Polkadot and Kusama: What's the Difference? Print
Modified on: Wed, 8 Feb, 2023 at 5:57 PM
Kusama and Polkadot are independent, standalone networks built on similar codebases but with different priorities. Kusama is wild and fast; great for bold experimentation and early-stage deployment. Polkadot is more conservative, prioritizing stability and dependability.
TABLE OF CONTENTS
What the two networks have in common
Kusama was released as an early version of the same code to be used in Polkadot, which means they share the same underlying architecture.
Both Polkadot and Kusama have:
- Nominated Proof of Stake (NPoS) system;
- Parachains connected to the Relay chain;
- Parachains talking to each other and to the Relay chain via XCM;
- Forkless upgrades that don't require validators to upgrade in advance;
- On-chain governance that gives every DOT or KSM owner a say in how the network will change.
Key differences
Use cases
Kusama is the "canary network" for Polkadot.
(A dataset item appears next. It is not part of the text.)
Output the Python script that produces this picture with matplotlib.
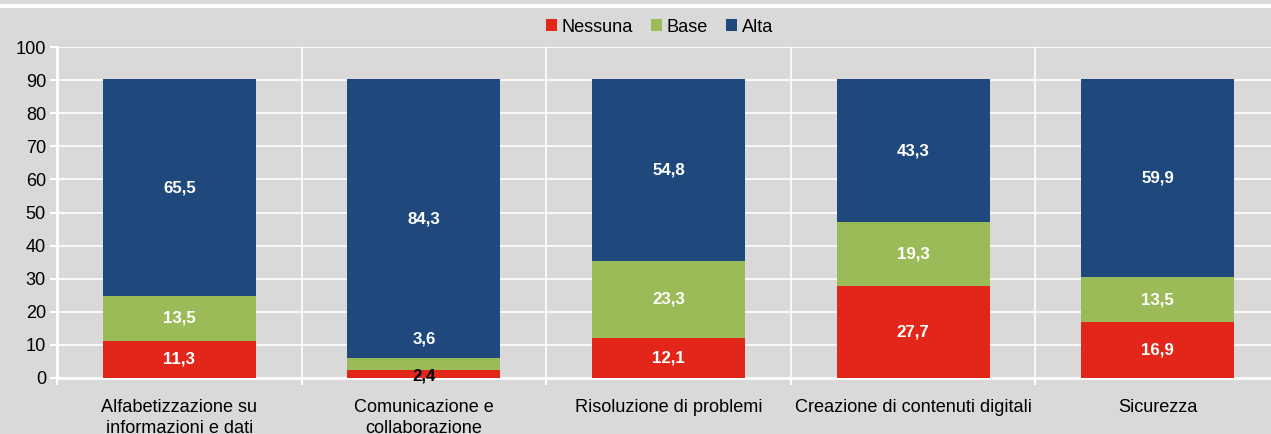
import matplotlib
matplotlib.use("Agg")
import matplotlib.pyplot as plt
from matplotlib import font_manager
from matplotlib.lines import Line2D
import numpy as np

installed = {f.name for f in font_manager.fontManager.ttflist}
narrow = "Liberation Sans Narrow" in installed
plt.rcParams["font.family"] = ["Liberation Sans Narrow" if narrow else "Liberation Sans", "DejaVu Sans"]
# regular Liberation Sans is wider than the narrow face, so shrink a little
scale = 1.0 if narrow else 0.87

categories = [
    "Alfabetizzazione su\ninformazioni e dati",
    "Comunicazione e\ncollaborazione",
    "Risoluzione di problemi",
    "Creazione di contenuti digitali",
    "Sicurezza",
]
nessuna = [11.3, 2.4, 12.1, 27.7, 16.9]
base = [13.5, 3.6, 23.3, 19.3, 13.5]
alta = [65.5, 84.3, 54.8, 43.3, 59.9]

series_names = ["Nessuna", "Base", "Alta"]
series_colors = ["#e2261a", "#9bbb59", "#1f497d"]

BG = "#d9d9d9"

fig = plt.figure(figsize=(12.71, 4.34), dpi=100, facecolor=BG)
ax = fig.add_axes([57 / 1271, 56 / 434, 1223 / 1271, 331 / 434], facecolor=BG)

x = np.arange(len(categories))
bottom = np.zeros(len(categories))
for name, vals, color in zip(series_names, [nessuna, base, alta], series_colors):
    vals = np.array(vals)
    ax.bar(x, vals, bottom=bottom, width=0.626, color=color, label=name, zorder=3)
    for i, (v, b) in enumerate(zip(vals, bottom)):
        ypos = b + v / 2
        txt_color = "white"
        # the thin segments of the second bar are labelled off-centre
        if i == 1 and name == "Nessuna":
            ypos = 0.6
            txt_color = "black"
        elif i == 1 and name == "Base":
            ypos = 11.8
        ax.text(i, ypos, f"{v:.1f}".replace(".", ","), ha="center", va="center",
                color=txt_color, fontsize=14 * scale, fontweight="bold", zorder=4)
    bottom += vals

ax.set_xlim(-0.5, 4.5)
ax.set_ylim(0, 100)
ax.set_yticks(range(0, 101, 10))
ax.set_xticks(np.arange(-0.5, 5, 1.0))
ax.set_xticklabels([])
ax.set_xticks(x, minor=True)
ax.set_xticklabels(categories, minor=True, fontsize=15 * scale, linespacing=1.35)

ax.grid(axis="both", which="major", color="white", linewidth=1.2, zorder=0)
ax.tick_params(axis="y", which="major", colors="white", length=5, width=1.5,
               labelcolor="black", labelsize=15 * scale, pad=3)
ax.tick_params(axis="x", which="major", colors="white", length=5, width=1.5)
ax.tick_params(axis="x", which="minor", length=0, pad=15, labelcolor="black")

for side in ("top", "right"):
    ax.spines[side].set_visible(False)
for side in ("left", "bottom"):
    ax.spines[side].set_color("white")
    ax.spines[side].set_linewidth(2)

handles, labels = ax.get_legend_handles_labels()
fig.legend(handles, labels, loc="center", bbox_to_anchor=(0.519, 1 - 27 / 434),
           ncol=3, frameon=False, fontsize=15 * scale, handlelength=0.6, handleheight=0.6,
           handletextpad=0.25, columnspacing=1.0, borderpad=0)

fig.add_artist(Line2D([0, 1], [1 - 6 / 434, 1 - 6 / 434], color="white", linewidth=3,
                      transform=fig.transFigure))

fig.savefig("out.png", dpi=100, facecolor=BG)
It is not a testnet and has an economic value. All new things come to Kusama first to be tried in a live, fully decentralized, and community-controlled network with real-world conditions and lower stakes.
Kusama may be the perfect environment for ambitious experiments with new ideas and innovations in areas like governance, incentives, monetary policy, and DAOs (decentralized autonomous organizations). Future upgrades to the Polkadot runtime will likely be deployed to Kusama before Polkadot. This way, not only will we be able to see how these new technologies and features will perform under real-world conditions, but teams who have deployed to both networks will also get an advanced look at how their own technology will perform under those upgrades.
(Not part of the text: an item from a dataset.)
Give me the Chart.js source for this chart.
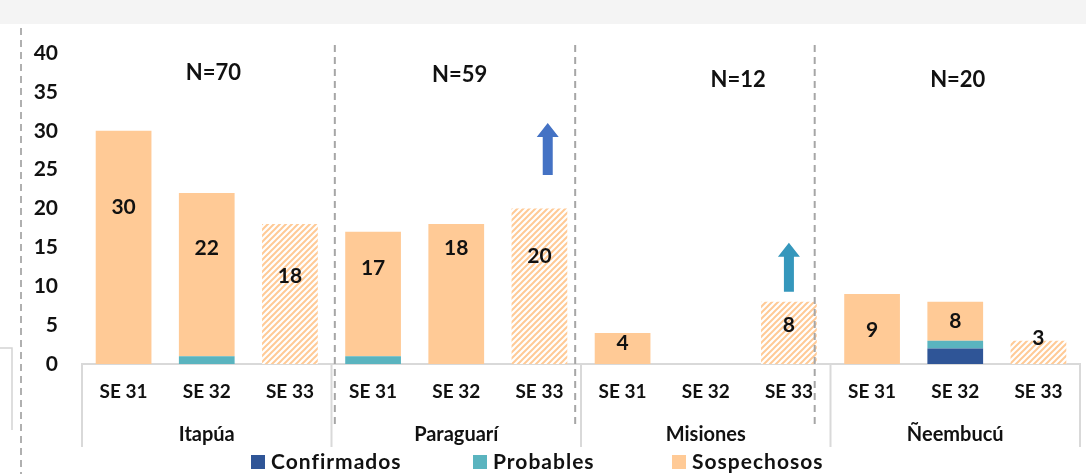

Polkadot is and always will be the primary network for deploying enterprise-level applications and those that entail high-value transactions requiring bank-level security, stability, and robustness. It can also be an upgrade path for early-stage applications.
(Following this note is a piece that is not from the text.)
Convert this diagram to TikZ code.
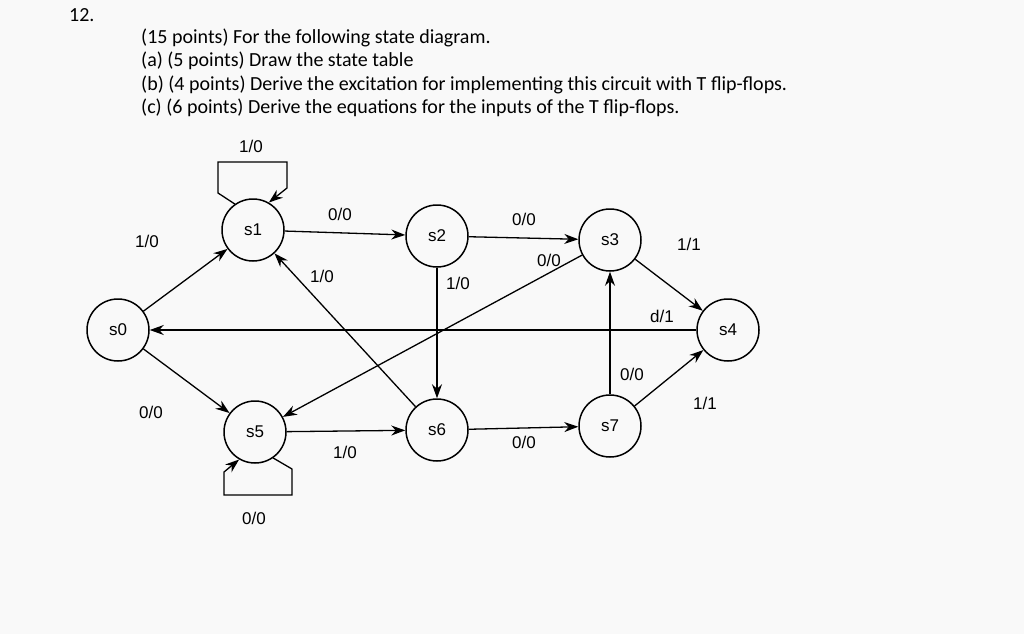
\documentclass[tikz,border=0pt]{standalone}
\usepackage{fontspec}
\setmainfont{Liberation Sans}
\newfontfamily\hdfont{Carlito}
\usetikzlibrary{arrows.meta}
\begin{document}
\begin{tikzpicture}[x=1pt,y=-1pt,
  st/.style={circle,draw,line width=1.5pt,minimum size=62pt,inner sep=0pt,font=\fontsize{17}{17}\selectfont},
  lb/.style={font=\fontsize{17}{17}\selectfont},
  hd/.style={anchor=west,inner sep=1pt,font=\hdfont\fontsize{20}{20}\selectfont},
  ed/.style={line width=1.3pt,-{Stealth[length=14pt,width=10pt]}}]
\fill[gray!5] (0,0) rectangle (1024,634);
\useasboundingbox (0,0) rectangle (1024,634);
\node[hd] (n12) at (68,15) {12.};
\node[hd] (t0) at (140,38) {(15 points) For the following state diagram.};
\node[hd] (t1) at (140,61) {(a) (5 points) Draw the state table};
\node[hd] (t2) at (140,85) {(b) (4 points) Derive the excitation for implementing this circuit with T flip-flops.};
\node[hd] (t3) at (140,108) {(c) (6 points) Derive the equations for the inputs of the T flip-flops.};
\node[st] (s0) at (118,330) {s0};
\node[st] (s1) at (253,230) {s1};
\node[st] (s2) at (437,236) {s2};
\node[st] (s3) at (610,240) {s3};
\node[st] (s4) at (728,330) {s4};
\node[st] (s5) at (255,432) {s5};
\node[st] (s6) at (437,430) {s6};
\node[st] (s7) at (610,426) {s7};
\draw[ed] (s1.125) -- (218,193) -- (218,162) -- (287,162) -- (287,188) -- (s1.60);
\draw[ed] (s5.-55) -- (292,469) -- (292,495) -- (224,495) -- (224,472) -- (s5.-120);
\draw[ed] (s0) -- (s1);
\draw[ed] (s1) -- (s2);
\draw[ed] (s2) -- (s3);
\draw[ed] (s3) -- (s5);
\draw[ed] (s6) -- (s1);
\draw[ed] (s2) -- (s6);
\draw[ed] (s3) -- (s4);
\draw[ed] (s4) -- (s0);
\draw[ed] (s0) -- (s5);
\draw[ed] (s5) -- (s6);
\draw[ed] (s6) -- (s7);
\draw[ed] (s7) -- (s3);
\draw[ed] (s7) -- (s4);
\node[lb] (l1) at (147,241) {1/0};
\node[lb] (l2) at (251,146) {1/0};
\node[lb] (l3) at (340,214) {0/0};
\node[lb] (l4) at (524,219) {0/0};
\node[lb] (l5) at (549,260) {0/0};
\node[lb] (l6) at (322,276) {1/0};
\node[lb] (l7) at (458,283) {1/0};
\node[lb] (l8) at (689,244) {1/1};
\node[lb] (l9) at (662,316) {d/1};
\node[lb] (l10) at (151,412) {0/0};
\node[lb] (l11) at (254,518) {0/0};
\node[lb] (l12) at (345,452) {1/0};
\node[lb] (l13) at (524,442) {0/0};
\node[lb] (l14) at (632,374) {0/0};
\node[lb] (l15) at (705,403) {1/1};
\end{tikzpicture}
\end{document}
Many projects will maintain parachains on both networks, experimenting and testing new technologies and features on Kusama before deploying them to Polkadot. Some teams will decide just to stay on Kusama. Projects that require high-throughput but don't necessarily require bank-like security, such as some gaming, social networking, and content distribution applications, are particularly good candidates for this use case.
What's next?
Over time, Polkadot and Kusama networks will evolve independently. Their respective communities will decide whether the networks will be converging or diverging. Governance on both Polkadot and Kusama is decentralized and permissionless, and everyone who owns the native token (DOT for Polkadot and KSM for Kusama) has a say in how the network is run.